Agathon was a company at a crossroads. COVID-19 and its associated confinement periods, lockdowns and slowed economic activity had a severe impact on the company’s growth trajectory.

To address these issues, the company participated in IMD’s Global Management Foundations (GMF) program. Professors, senior executives in IMD’s EMBA program and the company’s management team were able to identify possible solutions that touched on key areas of the business and mapped a clear way forward, with options for both immediate and long-term action.

Specific challenges in a “niche of a niche” market

Agathon is a leading manufacturer of high-tech grinding machines for indexable inserts used in products from washing machines to airplane engines. It rolled out a growth strategy in 2019 but the COVID-19 pandemic significantly affected operations. With customers experiencing budget cuts and spending reductions, the company, which is active predominantly in Western Europe, the U.S., Japan and China, experienced a painful decline in revenues. 

IMD and Agathon partnered to develop recommendations for addressing the changing demand. The effort engaged Agathon’s CEO, Michael Merkle (IMD MBA 1996), as well as Daniel Felber, Chief Sales Officer, Machines, and Stefan Baumann, General Manager, Division Guiding Elements. On IMD’s side, 29 participants in the GMF program (made up of Executive MBA candidates) worked under the guidance of professors Albrecht Enders and Arnaud Chevallier, both experts in strategy.

Testing assumptions and opening new paths

Over nine days, the GMF approach allowed the teams to understand the complex issues facing Agathon and propose tangible creative and evidence-based solutions. From improving services through customer packages or virtual reality events to increasing sales through adopting new sales models, to leveraging digital marketing to reach new customers, there was an idea for each aspect of Agathon’s operations.

Equally important was identifying a set of criteria by which the value of these solutions was evaluated, as executives are often too close to their own operations to gain the perspective they need to identify a set of well-rounded criteria. The project teams gathered opinions from Agathon, pressure-tested these internally and with the executives, and offered revised sets of weighted criteria that aligned with Agathon’s priorities. This included speed and ease of implementation, revenue generation, cost and level of risk-reduction.

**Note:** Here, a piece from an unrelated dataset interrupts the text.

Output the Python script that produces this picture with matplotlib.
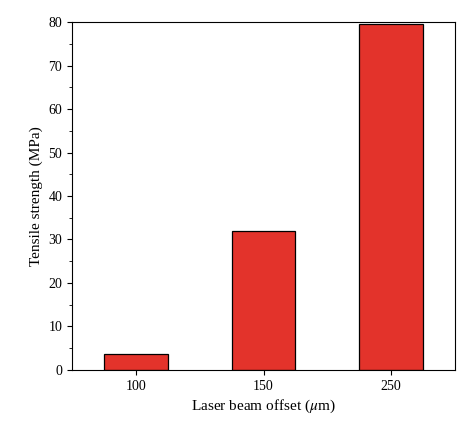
import matplotlib.pyplot as plt
from matplotlib.ticker import MultipleLocator

offsets = ["100", "150", "250"]
strength = [3.7, 32.0, 79.5]

plt.rcParams['font.family'] = ['Liberation Serif', 'DejaVu Serif']
plt.rcParams['mathtext.fontset'] = 'stix'

fig = plt.figure(figsize=(4.74, 4.44), dpi=100)
ax = fig.add_axes([0.152, 0.167, 0.808, 0.783])

ax.bar(range(len(offsets)), strength, width=0.5, color='#e3332b', edgecolor='black', linewidth=0.9)
ax.set_xticks(range(len(offsets)))
ax.set_xticklabels(offsets)
ax.set_xlim(-0.5, 2.5)
ax.set_ylim(0, 80)
ax.yaxis.set_major_locator(MultipleLocator(10))
ax.yaxis.set_minor_locator(MultipleLocator(5))
ax.tick_params(direction='out', labelsize=10)
ax.tick_params(which='minor', length=2)
ax.set_xlabel(r'Laser beam offset ($\mu$m)', fontsize=11)
ax.set_ylabel('Tensile strength (MPa)', fontsize=11)

fig.savefig('out.png')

One of the most promising solutions was for Agathon to focus not just on providing machines, services and parts but in particular on strengthening its customer journey. Striving to be more customer-centric could include intense mapping of every stage of the customer journey and noting what improvements could be made, as well as identifying large revenue opportunities and building competitive advantage.

A further example of this was the suggestion to upgrade Agathon’s website, creating an advanced digital platform to provide for all customer needs and inquiries. Recruitment of new personnel in key locations could also boost customer interaction as well as sales.

The need for fresh thinking

The unique GMF process helped in two major ways: first, executives trained in structured thinking generated a collection of innovative ways forward in a very short time – the likes of which would have been difficult to produce in-house.

“We know our industry; we know our solutions,” said Merkle. “But we were looking for new solutions which we didn’t have on the radar yet.”

Equally important, the recommendations were a helpful sounding board to test and prioritize Agathon’s own ideas. Some of the solutions confirmed the company’s thoughts on how to move forward based on structures it already has in place, while others provided exciting new opportunities to pursue.

As COVID-19 keeps the global economy on tenterhooks, the pragmatic solutions developed during the GMF program are providing Agathon with new pathways to achieve its Strategy 2025 – and the double-digit growth it desires.